Passando por Jarry, que com sua ciência chamada Patafísica, antecipou tendências do teatro do absurdo, posso aproximar agora Satie, principalmente, do absurdista Eugène Ionesco. As características que os aproximam são temáticas, como o mundo superficial e as convenções burguesas (a peça “A Cantora Careca”, por exemplo, foi descrita por Ionesco como um ataque à “pequena burguesia universal… a personificação da ideia concebida e dos adágios, o conformista ubíquo”), e culminam na linguagem, como o uso de frases feitas, banais, e do nonsense verbal.
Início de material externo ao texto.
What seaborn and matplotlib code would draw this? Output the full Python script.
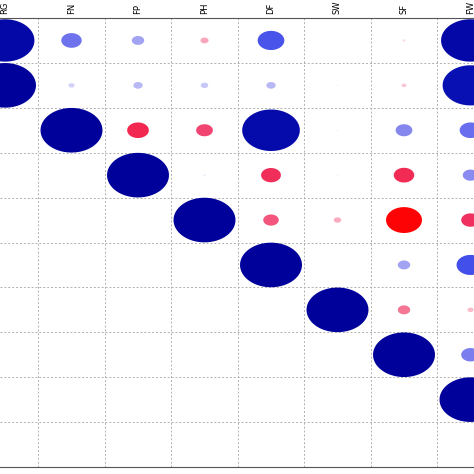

Em Ionesco, o palco é invadido por uma quantidade crescente de pessoas e coisas, como em “As Cadeiras”, e em “Le Maître”, o grande homem tão aguardado é um corpo sem cabeça (“acéphale”). O dramaturgo, assim como Satie (que chamou “Le Piège de Méduse” de comédia lírica), tinha apreço pelas classificações inusitadas de suas peças: “As Cadeiras” é farsa trágica, “Jacques ou A Submissão” é comédia naturalista e “Vítimas do Dever” é pseudodrama. Ionesco também preferia as peças curtas, de um ato, achava que em três atos se insere muita coisa supérflua. Por isso, diversas de suas peças também tinham ar de sketches de cabaré.

Assim, a dramaturgia de Satie pode ser vista numa linha de desenvolvimento do teatro, mas que não é necessariamente sucessiva. O movimento diacrônico permite que as relações com o antes e o depois aconteçam de maneira mais livre.